The most reliable way to understand a housing colony is not from its master plan but from inside a house.
In one duplex at Asiad Village, the dining room rises unexpectedly into a double-height volume. A narrow staircase moves upward along one wall, turning once before reaching the bedrooms. Light enters from high windows. In May, when Delhi heat hardens into something almost metallic, the hot air lifts and escapes upward. The room remains usable without theatrical cooling. The terrace above extends the house into the sky. One begins to understand the project not as outdated design of the 1980s but as a deliberate climatic argument.
Asiad Village was built for the 1982 Asian Games on a 35-acre site beside what is now the Siri Fort Sports Complex. The commission went to Raj Rewal, whose work had already established him as a central figure in post-Independence Indian modernism. His other Delhi projects, including the now-demolished Hall of Nations at Pragati Maidan and the Parliament Library Building, demonstrated an interest in geometry, structure, and civic scale. Asiad Village brought those concerns into the domestic sphere.
The complex was conceived as low-rise, high-density housing organised into clusters of two to four storeys. Originally around 700 units and now over 850, the apartments were never sold on the open market. After the Games, they were allocated by the Centre to bureaucrats and officials. This fact is important. The colony was not intended as speculative real estate, but as state housing shaped by an architectural vision.

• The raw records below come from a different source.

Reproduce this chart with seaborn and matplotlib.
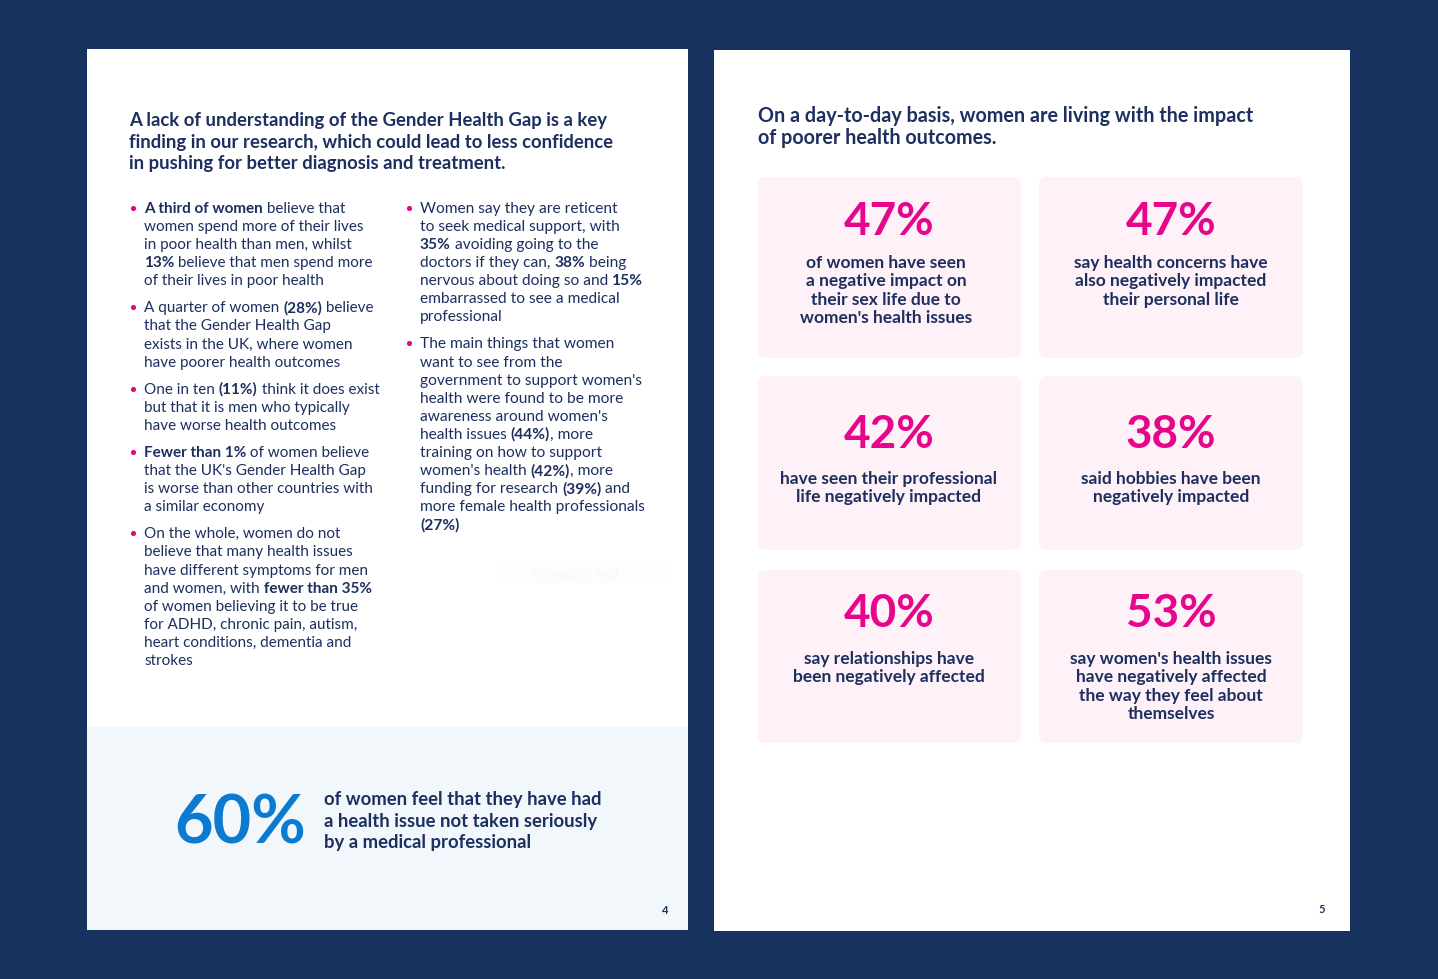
import matplotlib
matplotlib.use('Agg')
import matplotlib.pyplot as plt
from matplotlib.patches import FancyBboxPatch, Rectangle
import pandas as pd
import seaborn as sns

# page copy
left_heading = ['A lack of understanding of the Gender Health Gap is a key',
                'finding in our research, which could lead to less confidence',
                'in pushing for better diagnosis and treatment.']
right_heading = ['On a day-to-day basis, women are living with the impact',
                 'of poorer health outcomes.']

# ** marks the bold runs
bullets_col1 = [
    ['**A third of women** believe that', 'women spend more of their lives',
     'in poor health than men, whilst', '**13%** believe that men spend more',
     'of their lives in poor health'],
    ['A quarter of women **(28%)** believe', 'that the Gender Health Gap',
     'exists in the UK, where women', 'have poorer health outcomes'],
    ['One in ten **(11%)** think it does exist', 'but that it is men who typically',
     'have worse health outcomes'],
    ['**Fewer than 1%** of women believe', "that the UK's Gender Health Gap",
     'is worse than other countries with', 'a similar economy'],
    ['On the whole, women do not', 'believe that many health issues',
     'have different symptoms for men', 'and women, with **fewer than 35%**',
     'of women believing it to be true', 'for ADHD, chronic pain, autism,',
     'heart conditions, dementia and', 'strokes'],
]
bullets_col2 = [
    ['Women say they are reticent', 'to seek medical support, with',
     '**35%** avoiding going to the', 'doctors if they can, **38%** being',
     'nervous about doing so and **15%**', 'embarrassed to see a medical',
     'professional'],
    ['The main things that women', 'want to see from the',
     "government to support women's", 'health were found to be more',
     "awareness around women's", 'health issues **(44%)**, more',
     'training on how to support', "women's health **(42%)**, more",
     'funding for research **(39%)** and', 'more female health professionals',
     '**(27%)**'],
]

# stat cards
card_values = [47, 47, 42, 38, 40, 53]
card_texts = [
    ['of women have seen', 'a negative impact on', 'their sex life due to', "women's health issues"],
    ['say health concerns have', 'also negatively impacted', 'their personal life'],
    ['have seen their professional', 'life negatively impacted'],
    ['said hobbies have been', 'negatively impacted'],
    ['say relationships have', 'been negatively affected'],
    ["say women's health issues", 'have negatively affected', 'the way they feel about', 'themselves'],
]
callout_value = 60
callout_text = ['of women feel that they have had', 'a health issue not taken seriously',
                'by a medical professional']

# layout, in picture pixels
NAVY = '#17325f'
INK = '#1c2f5f'
PINK = '#e5068c'
BLUE = '#0a7bd0'
CARD = '#fef1f8'
BAND = '#f2f7fc'
FONT = 'Lato'
BODY_STEP = 18.1

card_x = [(758, 1021), (1039, 1303)]
card_y = [(177, 358), (376, 550), (570, 743)]
card_num_y = [235, 448, 627]
card_num_x = [889, 1171]
card_text_x = [(886, 1171), (889, 1171), (889, 1171)]
card_text_y = [268, 484, 664]

sns.set_theme(style='white')
plt.rcParams['font.family'] = [FONT, 'DejaVu Sans']

fig = plt.figure(figsize=(14.38, 9.791), dpi=100, facecolor=NAVY)
ax = fig.add_axes([0, 0, 1, 1])
ax.set_facecolor(NAVY)
renderer = fig.canvas.get_renderer()

# pages
ax.add_patch(Rectangle((87, 49), 601, 881, fc='white', ec='none', zorder=1))
ax.add_patch(Rectangle((87, 727), 601, 203, fc=BAND, ec='none', zorder=2))
ax.add_patch(Rectangle((714, 50), 636, 881, fc='white', ec='none', zorder=1))


def text_width(s, **kw):
    # the trailing dot keeps spaces at the end of s in the measure
    a = ax.text(0, 0, s + '.', **kw)
    b = ax.text(0, 0, '.', **kw)
    w = a.get_window_extent(renderer).width - b.get_window_extent(renderer).width
    a.remove()
    b.remove()
    return w


def rich_line(x, y, line, size):
    parts = line.split('**')
    for i, part in enumerate(parts):
        if not part:
            continue
        kw = dict(fontsize=size, fontweight='bold' if i % 2 else 'normal')
        ax.text(x, y, part, color=INK, va='baseline', ha='left', zorder=5, **kw)
        x += text_width(part, **kw)


def draw_column(groups, x, y, size):
    dots = []
    for group in groups:
        dots.append((x - 11, y - 5))
        for line in group:
            rich_line(x, y, line, size)
            y += BODY_STEP
        y += 9
    return dots


ax.set_xlim(0, 1438)
ax.set_ylim(979, 0)

for i, line in enumerate(left_heading):
    ax.text(129, 126 + i * 21.7, line, fontsize=13.3, fontweight='bold', color=INK, zorder=5)
for i, line in enumerate(right_heading):
    ax.text(758, 122 + i * 21.7, line, fontsize=14.2, fontweight='bold', color=INK, zorder=5)

dots = draw_column(bullets_col1, 144, 212.7, 10.95) + draw_column(bullets_col2, 420, 212.7, 11.15)
dot_df = pd.DataFrame(dots, columns=['x', 'y'])
sns.scatterplot(data=dot_df, x='x', y='y', ax=ax, color=PINK, s=14, linewidth=0, zorder=5, legend=False)
ax.set_xlim(0, 1438)
ax.set_ylim(979, 0)
ax.axis('off')

# cards
for i, (value, lines) in enumerate(zip(card_values, card_texts)):
    row, col = i // 2, i % 2
    x0, x1 = card_x[col]
    y0, y1 = card_y[row]
    ax.add_patch(FancyBboxPatch((x0 + 8, y0 + 8), x1 - x0 - 16, y1 - y0 - 16,
                                boxstyle='round,pad=8,rounding_size=8', fc=CARD, ec='none', zorder=2))
    ax.text(card_num_x[col], card_num_y[row], f'{value}%', fontsize=33, fontweight='bold',
            color=PINK, ha='center', va='baseline', zorder=5)
    for j, line in enumerate(lines):
        ax.text(card_text_x[row][col], card_text_y[row] + j * 18.3, line, fontsize=12.5,
                fontweight='bold', color=INK, ha='center', va='baseline', zorder=5)

# callout
ax.text(174, 843, f'{callout_value}%', fontsize=48, color=BLUE, fontweight='bold', va='baseline', zorder=5)
for i, line in enumerate(callout_text):
    ax.text(324, 805 + i * 21.5, line, fontsize=13.3, fontweight='bold', color=INK, zorder=5)

# page numbers
ax.text(665, 914, '4', fontsize=8, fontweight='bold', color=INK, ha='center', zorder=5)
ax.text(1322, 913, '5', fontsize=8, fontweight='bold', color=INK, ha='center', zorder=5)

# faint leftover label on the left page
ax.add_patch(Rectangle((498, 560), 172, 24, fc='#fdfdfe', ec='none', zorder=2))
ax.text(574, 577, 'Rectangular Snip', fontsize=9, color='#f5f6fa', ha='center', family='Liberation Serif', zorder=3)

fig.savefig('out.png', dpi=100, facecolor=NAVY)
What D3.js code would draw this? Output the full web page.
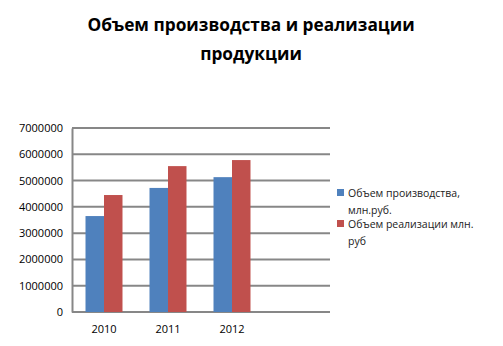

Rewal’s model was the Indian “mohalla”. A mohalla is more than a neighbourhood. The word refers to a tightly knit urban cluster where houses open onto shared lanes or courtyards, where private and semi-public life overlap, and where proximity produces familiarity.
This is what an Indian colony is supposed to be – with implied intergenerational presence and daily negotiation of space. The traditional mohalla of Old Delhi or Jaipur was dense, but rarely anonymous.
At Asiad Village this form is translated into a modern plan. Vehicular movement is planned. Pedestrian pathways connect clusters. Shared greens replace congested alleys. The scale encourages recognition without enforcing intrusion. It is a reinterpretation rather than an imitation.
Climate sensitivity was central to Indian modernism of this period. In the decades after Independence, architects worked without the assumption of universal air conditioning. Delhi’s summers, with temperatures exceeding forty-five degrees, and its heavy monsoons required design intelligence. Thick masonry walls provided thermal mass. Recessed windows reduced glare. Courtyards and vertical voids encouraged cross ventilation. Terraces functioned as usable outdoor rooms during cooler months. In this context, modernism was not about glass curtain walls but about environmental control through form and material.
The exposed brick facades reflect this logic. In 1980s Delhi, brick was locally available, structurally sound and significantly cheaper than cladding systems or plaster finishes. Leaving brick exposed eliminated the cost of plastering and repainting, both of which deteriorate fast in extreme heat and moisture. Brick also ages with a degree of grace. It stains and darkens but does not peel. In economic and climatic terms, it made sense.
Walking through the colony today, the consistency of this material choice is visible. The brick surfaces carry a sense of maturity. Gardens soften the geometry. Internal roads are wide, but not monumental. Compared to later high-rise developments, the environment feels measured.
Yet the reality of occupation complicates the ideal. Government-allocated housing rotates occupants. Each family modifies its unit. Balconies are enclosed. Pipes are replaced. Electrical wiring, rarely designed for decades of increased load, requires upgrading. Seepage marks appear after heavy monsoons. The promise of permanence confronts maintenance budgets.
Even so, the larger spatial order remains intact. Children play in the common greens. Evening walkers trace habitual circuits. The colony maintains a recognisable identity within South Delhi, framed by the mass of the Siri Fort Auditorium and within sight of Ansal Plaza, an early symbol of liberalisation-era consumer ambition.
Rewal once argued that an architect must embody collective values, not merely personal expression. At Asiad Village, that collective value lay in the attempt to build density without alienation, modernity without amnesia. The mohalla was not replicated in ornament but in structure. Community was embedded in the plan.
Four decades on, the colony reveals both the strengths and limits of that ambition. The brick has endured. The plumbing has not always done so. The idea, however, remains legible.
In an era when Delhi’s housing increasingly rises in sealed towers of glass and concrete, Asiad Village stands as evidence of a moment when climate, economy, and community shaped design decisions in equal measure.
It is best understood not from aerial photographs or nostalgic rhetoric but from within a house, where air still moves upward through a double-height void, and a terrace still mediates between interior life and the north Indian sky.